Question

The sum of two digit number and the number formed by reversing the digits is 65. Find the number, if one of the digits is one more than the other?

Answer

**step1** Understanding the problem and representing the digits

The problem asks us to find a two-digit number. A two-digit number is made up of a tens digit and a ones digit.
Let's represent the digit in the tens place as 'A' and the digit in the ones place as 'B'.
For example, if the number were 42, then 'A' would be 4 (representing 4 tens) and 'B' would be 2 (representing 2 ones).

**step2** Representing the original number and the reversed number using place value

The value of the original two-digit number can be found by adding the value of its tens digit and its ones digit.
The value of 'A' in the tens place is $$10 \times A$$.
The value of 'B' in the ones place is $$1 \times B$$, or simply $$B$$.
So, the original number is $$(10 \times A) + B$$.
When the digits are reversed, 'B' becomes the tens digit and 'A' becomes the ones digit.
The value of 'B' in the tens place is $$10 \times B$$.
The value of 'A' in the ones place is $$1 \times A$$, or simply $$A$$.
So, the number formed by reversing the digits is $$(10 \times B) + A$$.

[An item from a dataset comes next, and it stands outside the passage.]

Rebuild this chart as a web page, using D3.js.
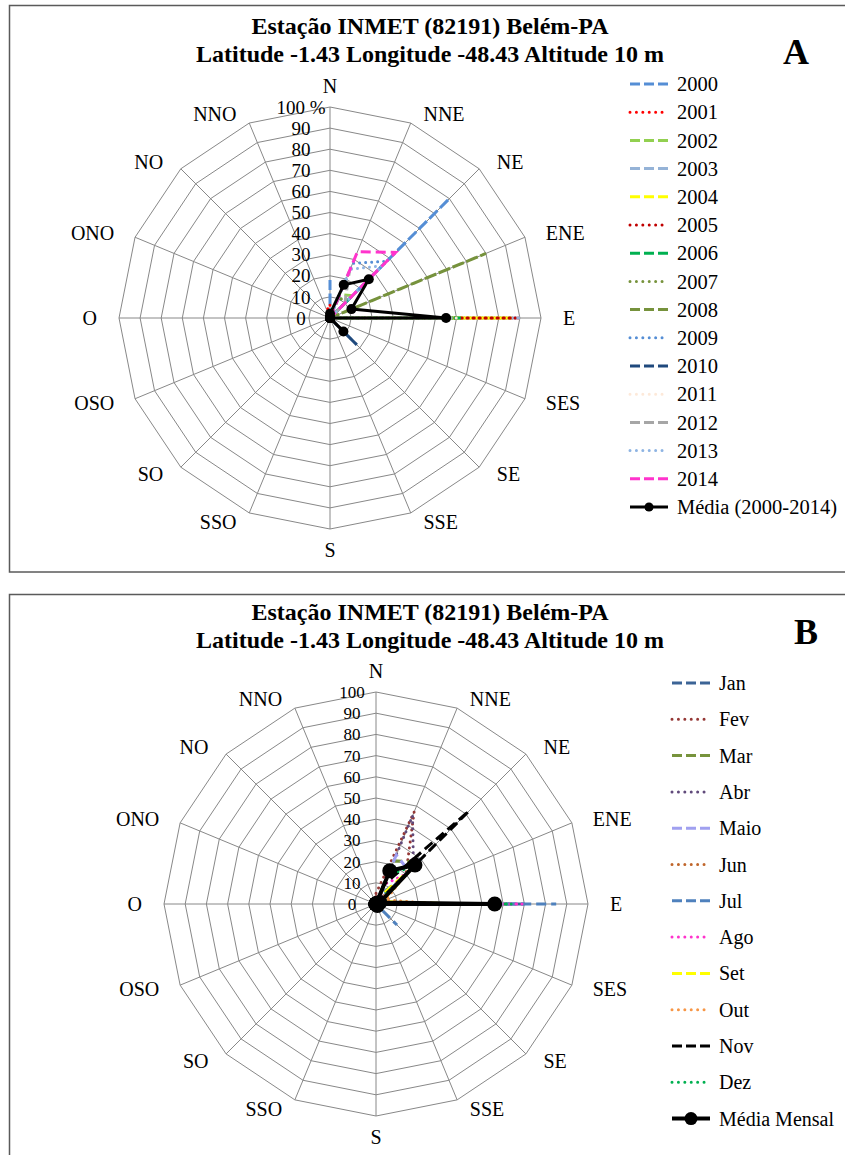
<!DOCTYPE html>
<html><head><meta charset="utf-8">
<script src="https://cdn.jsdelivr.net/npm/d3@7/dist/d3.min.js"></script>
<style>
body{margin:0;background:#fff;}
svg{display:block;}
svg text{font-family:"Liberation Serif","Times New Roman","DejaVu Serif",serif;}
</style></head>
<body>
<svg id="c" width="845" height="1155"></svg>
<script>
// ---------- DATA ----------
const directions = ["N","NNE","NE","ENE","E","SES","SE","SSE","S","SSO","SO","OSO","O","ONO","NO","NNO"];
const radialTicks = [0,10,20,30,40,50,60,70,80,90,100];
const titleLine1 = "Estação  INMET (82191) Belém-PA";
const titleLine2 = "Latitude -1.43  Longitude -48.43  Altitude 10 m";

// Chart A: annual series (% frequency by direction)
const yearNames = ["2000","2001","2002","2003","2004","2005","2006","2007","2008","2009","2010","2011","2012","2013","2014"];
const y2000 = [18,0,80,0,0,0,0,0,0,0,0,0,0,0,0,0];
const y2001 = [6,0,0,0,90,0,0,0,0,0,0,0,0,0,0,4];
const y2002 = [0,12,15,0,60,0,0,0,0,0,0,0,0,0,0,0];
const y2003 = [0,0,0,0,90,0,0,0,0,0,0,0,0,0,0,0];
const y2004 = [0,0,0,0,86,0,0,0,0,0,0,0,0,0,0,0];
const y2005 = [0,0,0,0,88,0,0,0,0,0,0,0,0,0,0,0];
const y2006 = [0,10,12,0,62,0,0,0,0,0,0,0,0,0,0,0];
const y2007 = [0,12,9,0,0,0,0,0,0,0,0,0,0,0,0,0];
const y2008 = [0,0,0,80,0,0,0,0,0,0,0,0,0,0,0,0];
const y2009 = [0,28,38,0,0,0,0,0,0,0,0,0,0,0,0,0];
const y2010 = [0,0,0,0,0,0,18,0,0,0,0,0,0,0,0,0];
const y2011 = [0,0,0,0,60,0,0,0,0,0,0,0,0,0,0,0];
const y2012 = [0,24,10,0,58,0,0,0,0,0,0,0,0,0,0,0];
const y2013 = [0,25,35,0,0,0,0,0,0,0,0,0,0,0,0,0];
const y2014 = [0,34,44,0,0,0,0,0,0,0,0,0,0,0,0,0];
const meanYears = [2,17,26,11,55,0,9,0,0,0,0,0,0,0,0,0];
const yearValues = [y2000,y2001,y2002,y2003,y2004,y2005,y2006,y2007,y2008,y2009,y2010,y2011,y2012,y2013,y2014];
const yearColors = ["#558ED5","#FF0000","#92D050","#95B3D7","#FFFF00","#C00000","#00B050","#77933C","#76923C","#558ED5","#1F497D","#FDE9D9","#A6A6A6","#8EB4E3","#FF33CC"];
const yearStyles = ["dash","dot","dash","dash","dash","dot","dash","dot","dash","dot","dash","dot","dash","dot","dash"];
const meanYearsName = "Média (2000-2014)";

// Chart B: monthly series
const monthNames = ["Jan","Fev","Mar","Abr","Maio","Jun","Jul","Ago","Set","Out","Nov","Dez"];
const mJan = [0,15,30,0,70,0,0,0,0,0,0,0,0,0,0,0];
const mFev = [5,47,20,0,60,0,0,0,0,0,0,0,0,0,0,0];
const mMar = [0,22,28,0,64,0,0,0,0,0,0,0,0,0,0,0];
const mAbr = [0,45,25,0,55,0,0,0,0,0,0,0,0,0,0,0];
const mMaio = [0,25,22,0,65,0,0,0,0,0,0,0,0,0,0,0];
const mJun = [0,5,15,3,40,0,0,0,0,0,0,0,0,0,0,0];
const mJul = [0,5,15,0,85,0,14,0,0,0,0,0,0,0,0,0];
const mAgo = [0,10,20,0,69,0,0,0,0,0,0,0,0,0,0,0];
const mSet = [0,3,25,3,40,0,0,0,0,0,0,0,0,0,0,0];
const mOut = [0,0,20,5,30,0,0,0,0,0,0,0,0,0,0,0];
const mNov = [0,10,62,0,50,0,0,0,0,0,0,0,0,0,0,0];
const mDez = [0,15,25,0,64,0,0,0,0,0,0,0,0,0,0,0];
const meanMonths = [0,17,26,2,56,0,1,0,0,0,0,0,0,0,0,0];
const monthValues = [mJan,mFev,mMar,mAbr,mMaio,mJun,mJul,mAgo,mSet,mOut,mNov,mDez];
const monthColors = ["#3C6496","#953735","#77933C","#604A7B","#A0A0F0","#C0662B","#4F81BD","#FF33CC","#FFFF00","#F79646","#000000","#00B050"];
const monthStyles = ["dash","dot","dash","dot","dash","dot","dash","dot","dash","dot","dash","dot"];
const meanMonthsName = "Média Mensal";

// ---------- DRAW ----------
const svg = d3.select("#c");
const N = directions.length;
const ang = i => i * 2 * Math.PI / N;

function dashFor(style){ return style === "dash" ? "10,5" : "0.01,6"; }
function capFor(style){ return style === "dash" ? "butt" : "round"; }

function drawPanel(cfg){
  const g = svg.append("g");
  // frame
  g.append("rect").attr("x",cfg.frame[0]).attr("y",cfg.frame[1]).attr("width",cfg.frame[2]).attr("height",cfg.frame[3])
    .attr("fill","#fff").attr("stroke","#5a5a5a").attr("stroke-width",1.5);
  // titles
  g.append("text").attr("x",cfg.titleX).attr("y",cfg.titleY).attr("text-anchor","middle")
    .attr("font-size",24).attr("font-weight","bold").text(titleLine1);
  g.append("text").attr("x",cfg.titleX).attr("y",cfg.titleY+28).attr("text-anchor","middle")
    .attr("font-size",24).attr("font-weight","bold").text(titleLine2);
  g.append("text").attr("x",cfg.letterX).attr("y",cfg.letterY).attr("text-anchor","middle")
    .attr("font-size",36).attr("font-weight","bold").text(cfg.letter);

  const r = d3.scaleLinear().domain([0,100]).range([0,cfg.R]);
  const cg = g.append("g").attr("transform",`translate(${cfg.cx},${cfg.cy})`);

  // rings
  radialTicks.filter(t=>t>0).forEach(t=>{
    const pts = directions.map((d,i)=>[Math.sin(ang(i))*r(t), -Math.cos(ang(i))*r(t)]);
    cg.append("path").attr("d", d3.line().curve(d3.curveLinearClosed)(pts))
      .attr("fill","none").attr("stroke","#888").attr("stroke-width",1);
  });
  // spokes
  directions.forEach((d,i)=>{
    cg.append("line").attr("x1",0).attr("y1",0)
      .attr("x2",Math.sin(ang(i))*r(100)).attr("y2",-Math.cos(ang(i))*r(100))
      .attr("stroke","#888").attr("stroke-width",1);
  });
  // tick labels
  radialTicks.forEach(t=>{
    cg.append("text").attr("x",cfg.tickX).attr("y",-r(t)).attr("dy","0.35em")
      .attr("text-anchor","middle").attr("font-size",cfg.tickSize)
      .text(t===100 ? t + cfg.tickSuffix : t);
  });
  // direction labels
  directions.forEach((d,i)=>{
    const a = ang(i), ux = Math.sin(a), uy = -Math.cos(a);
    const t = cg.append("text").attr("font-size",20).attr("text-anchor","middle").attr("dy","0.35em").text(d);
    const w = t.node().getComputedTextLength();
    let x, y;
    if (Math.abs(ux) < 0.01){ x = 0; y = uy*(cfg.R+15) + Math.sign(uy)*6; }
    else { x = ux*(cfg.R+15) + Math.sign(ux)*(w/2+7); y = uy*(cfg.R+15) - uy*5; }
    t.attr("x",x).attr("y",y);
  });

  const line = d3.lineRadial().angle((d,i)=>ang(i)).radius(d=>r(d)).curve(d3.curveLinearClosed);
  cfg.values.forEach((vals,k)=>{
    cg.append("path").attr("d",line(vals)).attr("fill","none")
      .attr("stroke",cfg.colors[k]).attr("stroke-width",cfg.sw)
      .attr("stroke-dasharray",dashFor(cfg.styles[k])).attr("stroke-linecap",capFor(cfg.styles[k]));
  });
  // mean
  cg.append("path").attr("d",line(cfg.mean)).attr("fill","none").attr("stroke","#000").attr("stroke-width",cfg.meanW)
    .attr("stroke-linejoin","round");
  cg.selectAll("circle.m").data(cfg.mean).enter().append("circle")
    .attr("cx",(d,i)=>Math.sin(ang(i))*r(d)).attr("cy",(d,i)=>-Math.cos(ang(i))*r(d))
    .attr("r",cfg.markR).attr("fill","#000");

  // legend
  const names = cfg.names.concat([cfg.meanName]);
  names.forEach((nm,k)=>{
    const y = cfg.legY + k*cfg.legStep;
    const isMean = k === cfg.names.length;
    const l = g.append("line").attr("x1",cfg.legX).attr("x2",cfg.legX+38).attr("y1",y).attr("y2",y);
    if (isMean){
      l.attr("stroke","#000").attr("stroke-width",cfg.meanW);
      g.append("circle").attr("cx",cfg.legX+19).attr("cy",y).attr("r",cfg.legMarkR).attr("fill","#000");
    } else {
      l.attr("stroke",cfg.colors[k]).attr("stroke-width",3)
        .attr("stroke-dasharray", cfg.styles[k]==="dash" ? "10,4" : "0.01,6.4")
        .attr("stroke-linecap",capFor(cfg.styles[k]));
    }
    g.append("text").attr("x",cfg.legX+47).attr("y",y).attr("dy","0.35em").attr("font-size",cfg.legSize).text(nm);
  });
}

drawPanel({
  frame:[9.5,5.5,850,566.5], titleX:430, titleY:34, letter:"A", letterX:796, letterY:64,
  cx:330, cy:318, R:211, tickX:-29, tickSize:19, tickSuffix:" %",
  values:yearValues, colors:yearColors, styles:yearStyles, names:yearNames,
  mean:meanYears, meanName:meanYearsName, sw:3, meanW:3, markR:5, legMarkR:4.5,
  legX:630, legY:84, legStep:28.2, legSize:20.5
});
drawPanel({
  frame:[9.5,594.5,850,570], titleX:430, titleY:620, letter:"B", letterX:806, letterY:644,
  cx:376, cy:904, R:212, tickX:-24, tickSize:17, tickSuffix:"",
  values:monthValues, colors:monthColors, styles:monthStyles, names:monthNames,
  mean:meanMonths, meanName:meanMonthsName, sw:3, meanW:4, markR:7.5, legMarkR:6.5,
  legX:672, legY:683, legStep:36.3, legSize:20
});
</script>
</body></html>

**step3** Setting up the sum based on the problem statement

The problem states that the sum of the original two-digit number and the number formed by reversing the digits is 65.
We can write this as:
$$(10 \times A + B) + (10 \times B + A) = 65$$

**step4** Simplifying the sum

Now, let's combine the like place values:
We have $$10 \times A$$ and $$A$$ (which is $$1 \times A$$). Adding them together gives $$11 \times A$$.
We have $$B$$ (which is $$1 \times B$$) and $$10 \times B$$. Adding them together gives $$11 \times B$$.
So, the equation becomes:
$$11 \times A + 11 \times B = 65$$
We can see that both terms on the left side have 11. We can factor out 11:
$$11 \times (A + B) = 65$$

**step5** Analyzing the sum of the digits

To find the sum of the digits (A + B), we need to divide 65 by 11:
$$A + B = \frac{65}{11}$$
Let's perform the division of 65 by 11:
$$65 \div 11$$
We know that $$11 \times 5 = 55$$ and $$11 \times 6 = 66$$.
Since 65 is between 55 and 66, the result of $$65 \div 11$$ is not a whole number. It is $$5 \text{ with a remainder of } 10$$, or $$5 \frac{10}{11}$$.

**step6** Determining if a solution exists

For 'A' and 'B' to be digits of a number, they must be whole numbers (integers from 0 to 9, with 'A' being from 1 to 9 since it's a two-digit number's tens digit). If 'A' and 'B' are whole numbers, their sum (A + B) must also be a whole number.
However, we found that $$(A + B)$$ must be $$\frac{65}{11}$$, which is not a whole number.
This means there are no whole number digits 'A' and 'B' that satisfy the condition that their sum, when multiplied by 11, equals 65.

**step7** Conclusion

Because the sum of two digits must be a whole number, and our calculations show that the sum of the digits would have to be a fraction ($$5 \frac{10}{11}$$), there is no two-digit number that can satisfy the given condition that the sum of the number and its reverse is 65. The additional condition about one digit being one more than the other cannot be applied as no such number exists.